If your tool isn't doing this, it’s outdated. When you're exporting, look for an option that says "Optimize for static background" or "Difference frames." This is the "magic" that keeps your 30-second animation under 500KB.
Actionable Next Steps for High-Quality Results
Stop using the first "Free GIF Maker" result on Google. Most of those sites are just wrappers for old libraries that haven't been updated since the Obama administration.
- Download ScreenToGif (Windows) or search for a high-quality web-based SVG-to-GIF converter.
- Pick a monospaced font. Fonts like JetBrains Mono, Fira Code, or Courier New make the typing effect look much more authentic because every letter takes up the same amount of space. This prevents the "jumping" effect where the rest of the sentence shifts as new letters appear.
- Set your "End Delay" to 3000ms. This gives your audience time to breathe.
- Check your contrast. Ensure your text color and background color meet WCAG standards. Light grey text on a white background is a nightmare for everyone.

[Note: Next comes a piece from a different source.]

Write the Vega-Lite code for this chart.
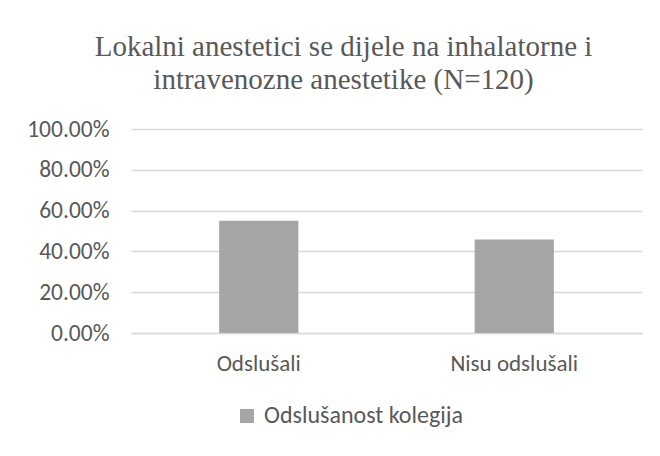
{
  "$schema": "https://vega.github.io/schema/vega-lite/v6.json",
  "autosize": {"type": "none"},
  "width": 511,
  "height": 204,
  "padding": {"left": 131, "top": 129, "right": 18, "bottom": 123},
  "background": "white",
  "title": {
    "text": ["Lokalni anestetici se dijele na inhalatorne i", "intravenozne anestetike (N=120)"],
    "font": "Liberation Serif",
    "fontSize": 29,
    "fontWeight": "normal",
    "color": "#595959",
    "lineHeight": 33,
    "anchor": "middle",
    "dx": -43,
    "offset": 22
  },
  "data": {
    "values": [
      {"kategorija": "Odslušali", "vrijednost": 0.55, "serija": "Odslušanost kolegija"},
      {"kategorija": "Nisu odslušali", "vrijednost": 0.4583, "serija": "Odslušanost kolegija"}
    ]
  },
  "mark": {"type": "bar", "color": "#a5a5a5"},
  "encoding": {
    "x": {
      "field": "kategorija",
      "type": "nominal",
      "sort": null,
      "scale": {"paddingInner": 0.69, "paddingOuter": 0.345},
      "axis": {
        "title": null,
        "labelAngle": 0,
        "labelFont": "Carlito, Open Sans",
        "labelFontSize": 23,
        "labelColor": "#595959",
        "labelPadding": 19,
        "ticks": false,
        "domainColor": "#d9d9d9",
        "domainWidth": 1.5
      }
    },
    "y": {
      "field": "vrijednost",
      "type": "quantitative",
      "scale": {"domain": [0, 1]},
      "axis": {
        "title": null,
        "format": ".2%",
        "values": [0, 0.2, 0.4, 0.6, 0.8, 1],
        "labelFont": "Carlito, Open Sans",
        "labelFontSize": 23.5,
        "labelColor": "#595959",
        "labelPadding": 22,
        "ticks": false,
        "domain": false,
        "gridColor": "#d9d9d9",
        "gridWidth": 1.5
      }
    },
    "fill": {
      "field": "serija",
      "type": "nominal",
      "scale": {"range": ["#a5a5a5"]},
      "legend": {
        "title": null,
        "orient": "none",
        "legendX": 104,
        "legendY": 275,
        "symbolType": "square",
        "symbolSize": 196,
        "symbolStrokeWidth": 0,
        "labelFont": "Carlito, Open Sans",
        "labelFontSize": 24,
        "labelLimit": 0,
        "labelColor": "#595959",
        "labelOffset": 5
      }
    }
  },
  "config": {
    "view": {"stroke": null}
  }
}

- Test on mobile. Open your page or email on your phone. If the GIF takes more than a second to pop in, it's too heavy. Go back to the optimization step and drop the color count.
Making these animations is a bit of an art form. It’s about balancing the aesthetic of "the digital age" with the harsh realities of web performance. If you focus on the rhythm of the typing and the cleanliness of the file, you’ll end up with something that looks great and actually helps your content stand out.